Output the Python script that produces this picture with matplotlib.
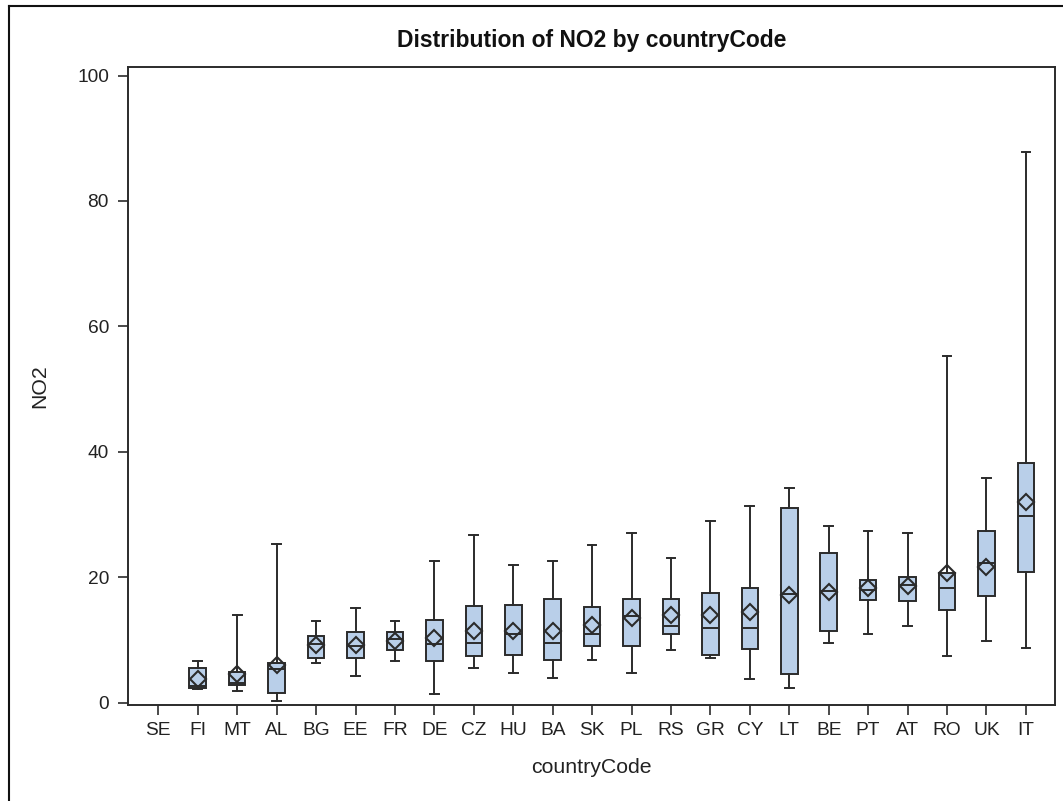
import numpy as np
import matplotlib.pyplot as plt
from matplotlib.lines import Line2D

plt.rcParams['font.family'] = ['Liberation Sans', 'DejaVu Sans']

# Summary statistics of NO2 per country (SE has no measurements)
countries = ['SE', 'FI', 'MT', 'AL', 'BG', 'EE', 'FR', 'DE', 'CZ', 'HU', 'BA', 'SK',
             'PL', 'RS', 'GR', 'CY', 'LT', 'BE', 'PT', 'AT', 'RO', 'UK', 'IT']
whisker_low = [np.nan, 2.2, 1.9, 0.3, 6.4, 4.2, 6.7, 1.3, 5.5, 4.8, 3.9, 6.8,
               4.8, 8.4, 7.1, 3.7, 2.4, 9.5, 10.9, 12.2, 7.4, 9.8, 8.7]
q1 = [np.nan, 2.3, 2.8, 1.5, 7.1, 7.1, 8.4, 6.6, 7.4, 7.6, 6.8, 9.0,
      9.0, 10.9, 7.6, 8.5, 4.5, 11.4, 16.4, 16.2, 14.8, 17.0, 20.9]
median = [np.nan, 2.6, 3.2, 5.4, 9.4, 9.0, 10.2, 9.3, 9.5, 11.0, 9.5, 10.9,
          13.8, 12.2, 11.9, 11.9, 17.3, 17.8, 18.0, 18.8, 18.3, 22.3, 29.7]
q3 = [np.nan, 5.6, 4.9, 6.4, 10.7, 11.2, 11.2, 13.2, 15.4, 15.6, 16.5, 15.2,
      16.5, 16.5, 17.5, 18.3, 31.0, 23.8, 19.6, 20.1, 20.7, 27.3, 38.2]
whisker_high = [np.nan, 6.7, 14.0, 25.3, 13.0, 15.1, 13.0, 22.6, 26.8, 22.0, 22.6, 25.2,
                27.0, 23.0, 28.9, 31.3, 34.2, 28.1, 27.3, 27.0, 55.3, 35.8, 87.8]
means = [np.nan, 3.8, 4.6, 6.0, 9.2, 9.2, 9.8, 10.3, 11.5, 11.5, 11.5, 12.4,
         13.5, 14.0, 14.0, 14.5, 17.2, 17.7, 18.3, 18.6, 20.6, 21.7, 32.0]

edge = '#2b2b2b'
fill = '#b9cfe9'
text_color = '#222222'

fig = plt.figure(figsize=(10.63, 8.01), dpi=100)
ax = fig.add_axes([0.1204, 0.1199, 0.8721, 0.7968])

stats, positions = [], []
for i, code in enumerate(countries):
    if np.isnan(median[i]):
        continue
    stats.append(dict(label=code, whislo=whisker_low[i], q1=q1[i], med=median[i],
                      q3=q3[i], whishi=whisker_high[i], mean=means[i], fliers=[]))
    positions.append(i)

ax.bxp(stats, positions=positions, widths=0.42, capwidths=0.22, patch_artist=True,
       showmeans=True, showfliers=False, manage_ticks=False,
       boxprops=dict(facecolor=fill, edgecolor=edge, linewidth=1.4),
       medianprops=dict(color=edge, linewidth=1.4),
       whiskerprops=dict(color=edge, linewidth=1.4),
       capprops=dict(color=edge, linewidth=1.4),
       meanprops=dict(marker='D', markerfacecolor='none', markeredgecolor=edge,
                      markeredgewidth=1.5, markersize=8.5))

ax.set_xlim(-0.77, 22.74)
ax.set_ylim(-0.37, 101.4)
ax.set_xticks(range(len(countries)))
ax.set_xticklabels(countries)
ax.set_yticks([0, 20, 40, 60, 80, 100])

for s in ax.spines.values():
    s.set_color(edge)
    s.set_linewidth(1.4)
ax.tick_params(direction='out', length=7.2, width=1.2, color=edge,
               labelsize=13.8, labelcolor=text_color)
ax.tick_params(axis='x', pad=5)
ax.tick_params(axis='y', pad=6.5)

ax.set_xlabel('countryCode', fontsize=15.3, color=text_color, labelpad=14)
ax.set_ylabel('NO2', fontsize=15.3, color=text_color, labelpad=20)

fig.text(0.5564, 1 - 41 / 801, 'Distribution of NO2 by countryCode',
         ha='center', va='center', fontsize=16.5, fontweight='bold', color='#111111')

# outer border on left and top edges
fig.add_artist(Line2D([9 / 1063, 9 / 1063], [0, 1 - 6 / 801], transform=fig.transFigure,
                      color='#111111', linewidth=1.5))
fig.add_artist(Line2D([9 / 1063, 1], [1 - 6 / 801, 1 - 6 / 801], transform=fig.transFigure,
                      color='#111111', linewidth=1.5))

fig.savefig('out.png', dpi=100)
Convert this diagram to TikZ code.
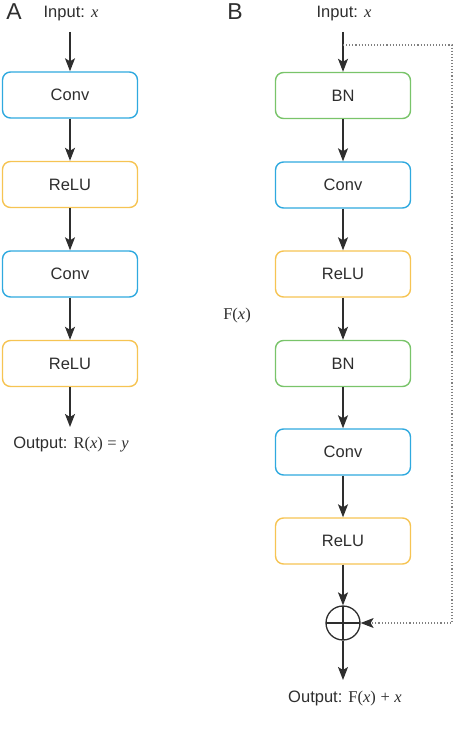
\documentclass[tikz,border=0pt]{standalone}
\usepackage{fontspec}
\setmainfont{Liberation Sans}
\newfontfamily\tmsfont{Liberation Serif}
\usetikzlibrary{arrows.meta,positioning}
\definecolor{cblue}{HTML}{2FA9DF}
\definecolor{corange}{HTML}{F6C453}
\definecolor{cgreen}{HTML}{79C46A}
\definecolor{ctext}{HTML}{2E2E2E}
\newcommand{\vx}{{\tmsfont\itshape x}}
\newcommand{\vy}{{\tmsfont\itshape y}}
\newcommand{\sfn}[1]{{\tmsfont #1}}
\tikzset{
  blk/.style={draw, line width=1.4pt, rounded corners=8pt, minimum width=135pt, minimum height=46pt, fill=white, text=ctext, font=\fontsize{16.5}{19}\selectfont},
  convb/.style={blk, draw=cblue},
  relub/.style={blk, draw=corange},
  bnb/.style={blk, draw=cgreen},
  lbl/.style={text=ctext, font=\fontsize{16.5}{19}\selectfont, inner sep=0pt},
  flow/.style={draw=ctext, line width=1.4pt, -{Stealth[length=13pt,width=10pt,inset=3pt]}},
  skip/.style={draw=gray, line width=1.1pt, dotted, -{Stealth[length=13pt,width=10pt,inset=3pt,color=ctext,fill=ctext]}},
  panel/.style={text=ctext, font=\fontsize{23}{26}\selectfont, inner sep=0pt},
}
\begin{document}
\begin{tikzpicture}[x=1pt,y=-1pt]
\useasboundingbox (0,0) rectangle (474,733);
% panel A
\node[panel] (pa) at (14,12) {A};
\node[lbl] (ina) at (71,14) {Input: \vx};
\coordinate (ina0) at (70,32);
\node[convb]  (a1) at (70,95)   {Conv};
\node[relub]  (a2) at (70,184.5) {ReLU};
\node[convb]  (a3) at (70,274)  {Conv};
\node[relub]  (a4) at (70,363.5) {ReLU};
\coordinate (outa0) at (70,427);
\node[lbl] (outa) at (71,445) {Output: \sfn{R(}\vx\sfn{)} \sfn{=} \vy};
\draw[flow] (ina0) -- (a1);
\draw[flow] (a1) -- (a2);
\draw[flow] (a2) -- (a3);
\draw[flow] (a3) -- (a4);
\draw[flow] (a4) -- (outa0);
% panel B
\node[panel] (pb) at (235,12) {B};
\node[lbl] (inb) at (344,14) {Input: \vx};
\coordinate (inb0) at (343,32);
\coordinate (br) at (343,45);
\node[bnb]    (b1) at (343,95.5) {BN};
\node[convb]  (b2) at (343,185)  {Conv};
\node[relub]  (b3) at (343,274)  {ReLU};
\node[bnb]    (b4) at (343,363.5) {BN};
\node[convb]  (b5) at (343,452)  {Conv};
\node[relub]  (b6) at (343,541)  {ReLU};
\node[lbl] (fx) at (237,316) {\sfn{F(}\vx\sfn{)}};
\node[draw=ctext, line width=1.3pt, circle, minimum size=34pt, inner sep=0pt,
  path picture={\draw[ctext, line width=1.3pt] (path picture bounding box.north) -- (path picture bounding box.south)
    (path picture bounding box.west) -- (path picture bounding box.east);}] (sum) at (343,623) {};
\coordinate (outb0) at (343,680);
\node[lbl] (outb) at (345,698) {Output: \sfn{F(}\vx\sfn{)} \sfn{+} \vx};
\coordinate (c1) at (452,45);
\coordinate (c2) at (452,623);
\draw[flow] (inb0) -- (b1);
\draw[flow] (b1) -- (b2);
\draw[flow] (b2) -- (b3);
\draw[flow] (b3) -- (b4);
\draw[flow] (b4) -- (b5);
\draw[flow] (b5) -- (b6);
\draw[flow] (b6) -- (sum);
\draw[flow] (sum) -- (outb0);
\draw[skip] (br) -- (c1) -- (c2) -- (sum);
\end{tikzpicture}
\end{document}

__TASK OBJECTIVE__.
Report how many lines in the listing include the word "matplotlib". Give nothing but the count.

__PROBLEM SOLUTION__.
3